2. `φ` (phi): This is the angle from the top pole (like the North Pole) down to the point. It goes from 0 (straight up) to π (straight down, the South Pole).
3. `θ` (theta): This is the angle around the sphere, like longitude lines on a globe. It goes from 0 all the way around to 2π (a full circle).

Now, let's figure out the density. The problem says the density is "twice the distance of that point from the center." In our spherical coordinates, the distance from the center is `r`. So, the density (let's call it `ρ`) is `2r`.

Next, we need to think about a "tiny piece of volume" in these spherical coordinates. It's like a tiny, curved box. The formula for this tiny volume piece (`dV`) in spherical coordinates is $r^2 \sin\phi \, dr \, d\phi \, d\theta$. It might look a little complicated, but it just helps us correctly measure the size of those tiny pieces as we move around the sphere.

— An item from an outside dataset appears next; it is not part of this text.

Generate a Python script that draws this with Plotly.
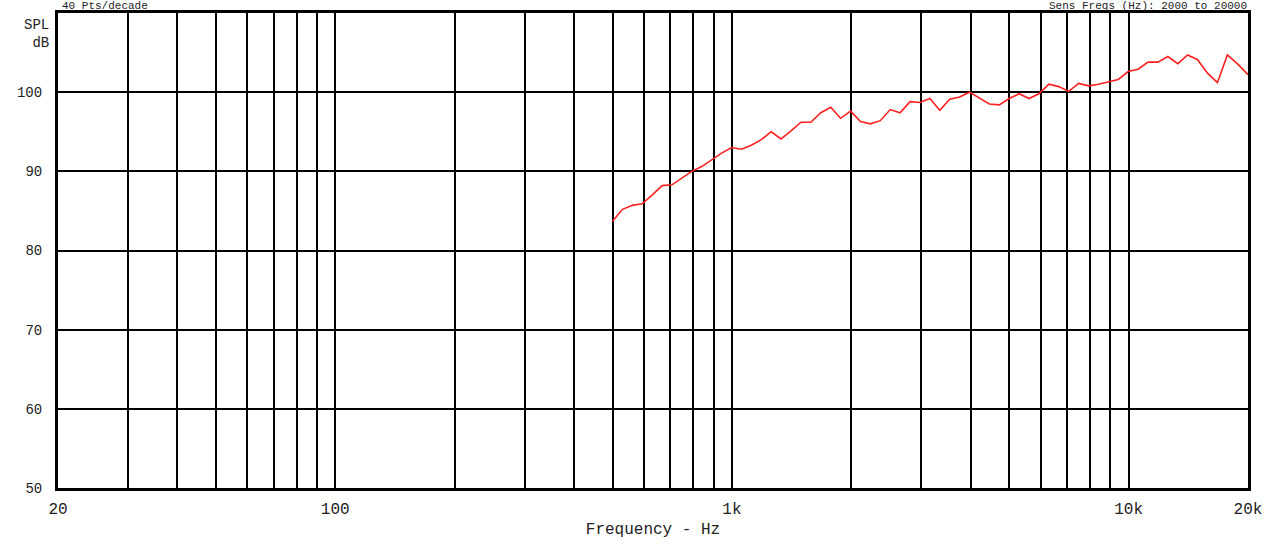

To find the tiny mass of one of these pieces, we multiply its density by its tiny volume:
Tiny mass = Density × Tiny Volume
Tiny mass = $(2r) \times (r^2 \sin\phi \, dr \, d\phi \, d\theta)$
Tiny mass = $2r^3 \sin\phi \, dr \, d\phi \, d\theta$

Finally, to get the total mass, we "add up" (integrate) all these tiny masses over the entire sphere.
- `r` goes from 0 to 3 (from the center to the edge).
- `φ` goes from 0 to π (from the top pole to the bottom pole).
- `θ` goes from 0 to 2π (all the way around the sphere).

Putting it all together, the integral looks like this:
$$ M = \int_0^{2\pi} \int_0^{\pi} \int_0^3 2r^3 \sin\phi \, dr \, d\phi \, d\theta $$
This big math sentence just means we're adding up all those $2r^3 \sin\phi \, dr \, d\phi \, d\theta$ tiny mass pieces for every single spot inside the sphere!